== DATA PROVIDED

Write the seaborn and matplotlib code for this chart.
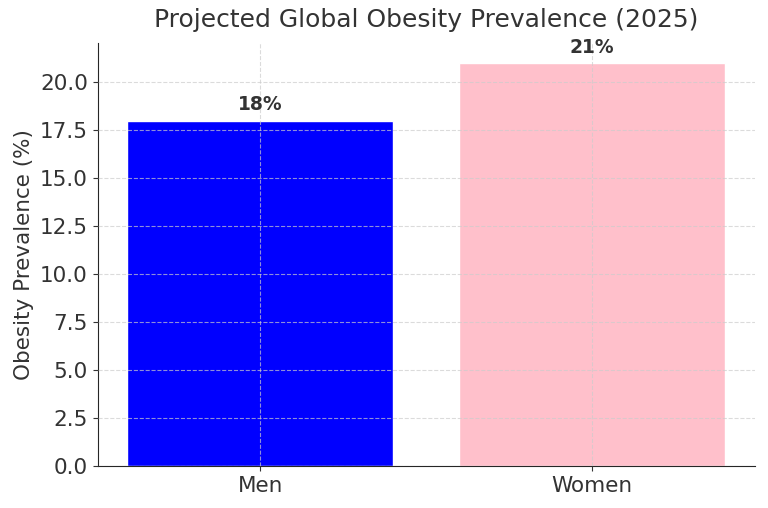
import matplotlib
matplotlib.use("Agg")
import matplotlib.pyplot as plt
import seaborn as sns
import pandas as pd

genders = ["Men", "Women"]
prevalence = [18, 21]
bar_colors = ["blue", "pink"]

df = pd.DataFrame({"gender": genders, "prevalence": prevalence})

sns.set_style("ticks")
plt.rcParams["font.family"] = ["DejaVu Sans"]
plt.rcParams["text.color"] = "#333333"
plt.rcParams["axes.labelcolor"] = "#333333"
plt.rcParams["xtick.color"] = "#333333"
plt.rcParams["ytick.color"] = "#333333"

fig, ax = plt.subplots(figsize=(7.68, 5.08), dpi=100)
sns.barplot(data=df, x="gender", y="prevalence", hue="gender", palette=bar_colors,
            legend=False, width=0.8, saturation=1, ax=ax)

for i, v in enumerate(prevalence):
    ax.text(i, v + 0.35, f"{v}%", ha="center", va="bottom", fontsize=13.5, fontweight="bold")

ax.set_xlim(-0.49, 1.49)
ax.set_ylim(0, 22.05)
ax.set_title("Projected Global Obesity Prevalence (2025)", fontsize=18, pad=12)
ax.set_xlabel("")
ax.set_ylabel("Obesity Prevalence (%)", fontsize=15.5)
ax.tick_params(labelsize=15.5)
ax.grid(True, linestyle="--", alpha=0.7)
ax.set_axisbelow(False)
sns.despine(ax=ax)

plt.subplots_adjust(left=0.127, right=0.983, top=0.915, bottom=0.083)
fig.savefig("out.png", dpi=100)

====

• WRITTEN PROBLEM: Strip out the pictures and quote the remaining data word for word.

• FINAL ANSWER:
Write the seaborn and matplotlib code for this chart.
import matplotlib
matplotlib.use("Agg")
import matplotlib.pyplot as plt
import seaborn as sns
import pandas as pd

genders = ["Men", "Women"]
prevalence = [18, 21]
bar_colors = ["blue", "pink"]

df = pd.DataFrame({"gender": genders, "prevalence": prevalence})

sns.set_style("ticks")
plt.rcParams["font.family"] = ["DejaVu Sans"]
plt.rcParams["text.color"] = "#333333"
plt.rcParams["axes.labelcolor"] = "#333333"
plt.rcParams["xtick.color"] = "#333333"
plt.rcParams["ytick.color"] = "#333333"

fig, ax = plt.subplots(figsize=(7.68, 5.08), dpi=100)
sns.barplot(data=df, x="gender", y="prevalence", hue="gender", palette=bar_colors,
            legend=False, width=0.8, saturation=1, ax=ax)

for i, v in enumerate(prevalence):
    ax.text(i, v + 0.35, f"{v}%", ha="center", va="bottom", fontsize=13.5, fontweight="bold")

ax.set_xlim(-0.49, 1.49)
ax.set_ylim(0, 22.05)
ax.set_title("Projected Global Obesity Prevalence (2025)", fontsize=18, pad=12)
ax.set_xlabel("")
ax.set_ylabel("Obesity Prevalence (%)", fontsize=15.5)
ax.tick_params(labelsize=15.5)
ax.grid(True, linestyle="--", alpha=0.7)
ax.set_axisbelow(False)
sns.despine(ax=ax)

plt.subplots_adjust(left=0.127, right=0.983, top=0.915, bottom=0.083)
fig.savefig("out.png", dpi=100)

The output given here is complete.